There is no semblance of a grant of an underlying easement for park purposes to the city. The law is well settled as to the resulting right of ownership upon vacation of a street. The established rule, in this state was announced in the recent case of Finch v. Matthews, 74 Wn.2d 161, 167, 443 P.2d 833 (1968), cited by the majority. We there stated:
Since Burmeister v. Howard, 1 Wash. Terr. 207 (1867), this court has not departed from the rule established in that case, that the fee in a public street or highway remains in the owner of the abutting land, and the public acquires only the right of passage, with powers and privileges necessarily implied in the grant of the easement. Puget Sound Alumni of Kappa Sigma, Inc. v. Seattle, 70 Wn.2d 222, 422 P.2d 799 (1967). This rule was applied specifically to a street dedicated to the public through the recording of a plat in Schwede v. Hemrich Bros. Brewing Co., 29 Wash. 21, 69 Pac. 362 (1902).

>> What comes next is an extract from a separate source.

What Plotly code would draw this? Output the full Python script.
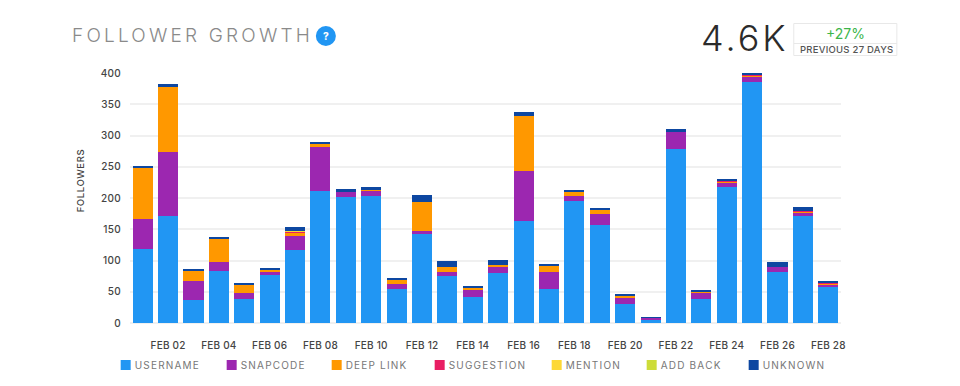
import plotly.graph_objects as go

days = [f"FEB {d:02d}" for d in range(1, 29)]
tick_labels = [f"FEB {d:02d}" for d in range(2, 29, 2)]
y_ticks = [0, 50, 100, 150, 200, 250, 300, 350, 400]

username   = [118,172,37,84,39,78,117,212,202,203,55,142,76,41,80,163,55,196,157,30,6,278,39,218,386,82,171,58]
snapcode   = [48,101,30,14,9,3,23,71,8,9,8,5,5,13,9,80,26,8,17,10,2,28,9,7,8,7,5,4]
deep_link  = [82,105,17,37,14,4,5,3,0,2,6,47,8,3,4,89,10,6,7,3,0,0,3,2,2,0,2,1]
suggestion = [0,0,0,0,0,0,1,0,0,0,0,0,0,0,0,0,0,0,0,0,0,0,0,1,1,0,1,1]
mention    = [0,0,0,0,0,0,1,0,0,0,0,0,0,0,0,0,0,0,0,0,0,0,0,0,0,0,0,1]
add_back   = [0,0,0,0,0,0,0,0,0,0,0,0,0,0,0,0,0,0,0,0,0,0,0,0,0,0,0,0]
unknown    = [2,5,3,2,2,3,6,4,4,3,2,11,11,2,8,6,4,2,2,4,1,4,2,2,3,9,7,3]

series = [
    ("USERNAME", username, "#2196F3"),
    ("SNAPCODE", snapcode, "#9C27B0"),
    ("DEEP LINK", deep_link, "#FF9800"),
    ("SUGGESTION", suggestion, "#E91E63"),
    ("MENTION", mention, "#FDD835"),
    ("ADD BACK", add_back, "#CDDC39"),
    ("UNKNOWN", unknown, "#0D47A1"),
]

W, H = 960, 386
L, R, T, B = 130.3, 840.7, 73, 323
FONT = "Inter, Lato, sans-serif"

def px(x): return (x - L) / (R - L)
def py(y): return (B - y) / (B - T)

def note(text, x, y, size, color, weight=400, **kw):
    return dict(text=text, xref="paper", yref="paper", x=px(x), y=py(y), xanchor="center", yanchor="middle",
                showarrow=False, font=dict(family=FONT, size=size, color=color, weight=weight), **kw)

fig = go.Figure()
for name, vals, color in series:
    fig.add_bar(x=days, y=vals, name=name, marker=dict(color=color, line=dict(width=0)))

fig.update_layout(
    width=W, height=H, autosize=False, barmode="stack", bargap=0.21,
    margin=dict(l=L, r=W - R, t=T, b=H - B, autoexpand=False),
    paper_bgcolor="white", plot_bgcolor="white", hovermode=False,
    font=dict(family=FONT, color="#444444", size=10),
    xaxis=dict(type="category", categoryorder="array", categoryarray=days, range=[-0.5, 27.5],
               tickmode="array", tickvals=tick_labels, ticktext=tick_labels, showgrid=False,
               showline=False, ticks="", ticklabelstandoff=15,
               tickfont=dict(family=FONT, size=10, color="#444444", weight=500)),
    yaxis=dict(range=[0, 400], tickmode="array", tickvals=y_ticks, showgrid=True, gridcolor="#F0F0F0",
               gridwidth=1.5, zeroline=True, zerolinecolor="#F0F0F0", zerolinewidth=1.5, ticks="",
               ticklabelstandoff=8, tickfont=dict(family=FONT, size=10, color="#444444", weight=500)),
    legend=dict(orientation="h", x=px(106), xanchor="left", y=py(365), yanchor="middle", traceorder="normal",
                entrywidth=60.5, entrywidthmode="pixels", itemclick=False, itemdoubleclick=False,
                font=dict(family=FONT, size=10, color="#777777"), bgcolor="rgba(0,0,0,0)"),
    shapes=[
        dict(type="circle", xref="paper", yref="paper", x0=px(316), x1=px(336), y0=py(46), y1=py(26),
             fillcolor="#2196F3", line=dict(width=0)),
        dict(type="rect", xref="paper", yref="paper", x0=px(793.5), x1=px(896.5), y0=py(55.5), y1=py(23.5),
             fillcolor="white", line=dict(width=1, color="#E8E8E8")),
        dict(type="line", xref="paper", yref="paper", x0=px(793.5), x1=px(896.5), y0=py(43.5), y1=py(43.5),
             line=dict(width=1, color="#E8E8E8")),
    ],
    annotations=[
        note("FOLLOWER GROWTH", 192.5, 35.5, 19, "#8A8A8A", 300),
        note("?", 326, 36, 10, "white", 800),
        note("4.6K", 745, 38, 36, "#2B2B2B", 300),
        note("+27%", 845, 33, 14, "#3CB54A"),
        note("PREVIOUS 27 DAYS", 846, 50, 9.5, "#555555", 500),
        note("FOLLOWERS", 80, 181, 9.5, "#444444", 500, textangle=-90),
    ],
)

post = """
document.body.style.margin = '0';
var styl = document.createElement('style');
styl.textContent = ".legendtext{letter-spacing:1.2px} .xtick text{letter-spacing:.2px} .ytick text{letter-spacing:.3px}";
document.head.appendChild(styl);
var spacing = {'FOLLOWER GROWTH':'3.2px', '4.6K':'3px', 'PREVIOUS 27 DAYS':'.25px', 'FOLLOWERS':'.6px'};
document.querySelectorAll('.annotation-text').forEach(function(t){
  if (spacing[t.textContent]) t.style.letterSpacing = spacing[t.textContent];
});
document.querySelectorAll('.legendtext').forEach(function(t){ t.setAttribute('x', '29'); });
document.querySelectorAll('.legend .legendundefined, .legend .legendbar path, .legend .legendpoints path').forEach(function(p){
  p.setAttribute('d', 'M5,5H-5V-5H5Z');
});
var swatchLeft = [120, 226, 331, 434, 551, 646, 748];
document.querySelectorAll('.legend .traces').forEach(function(g, i){
  var y = (g.getAttribute('transform').match(/,\\s*([-\\d.]+)\\)/) || [0, 0])[1];
  g.setAttribute('transform', 'translate(' + (swatchLeft[i] - 120) + ',' + y + ')');
});
"""
fig.write_html("out.html", post_script=post, config=dict(displayModeBar=False))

Rowe v. James, 71 Wash. 267, 128 P. 539 (1912); Bradley v. Spokane & Inland Empire R.R., supra; Johnston v. Medina Improvement Club, 10 Wn.2d 44, 116 P.2d 272 (1941).
*371In Johnston v. Medina Improvement Club, supra, we said, at page 56:
By the weight of authority, where property dedicated to the public is abandoned or relinquished, the public’s rights are terminated and the land by operation of law reverts to the dedicator.
See 11 E. McQuillin, Municipal Corporations § 33.66 (3d rev. ed. 1964) at 807.
The defendant city is not the owner of the fee to Columbia Park abutting the vacated streets and cannot therefore claim its ownership as an abutting owner. There being no provision in the plat for an easement in the street for park purposes, the land area of the streets upon vacation reverted to the abutting fee owner, the plaintiff in this case.
The defendant has made other contentions which need not be discussed in view of the disposition of this case made by the majority. In any event they are, in my opinion, without merit.
I agree with the majority that it is for the public benefit that the City of Seattle have the right to use the vacated streets for park purposes; however, this objective should be accomplished by legislation as a required condition in the filing of a plat. In the instant case the city has the right of condemnation which can be exercised.
I feel the majority has not only violated a basic rule of this court in reversing a judgment upon a theory that was not raised in the trial court, but has also been extremely unfair to the plaintiff in denying it the right to present its views as to the theory upon which this case has been decided against it. The action of the majority, in denying the plaintiff this opportunity is tantamount to the taking of property without due process of law.
I would affirm the trial judge.
Rosellini, J., concurs with Hunter, J.
Petition for rehearing denied June 5, 1972.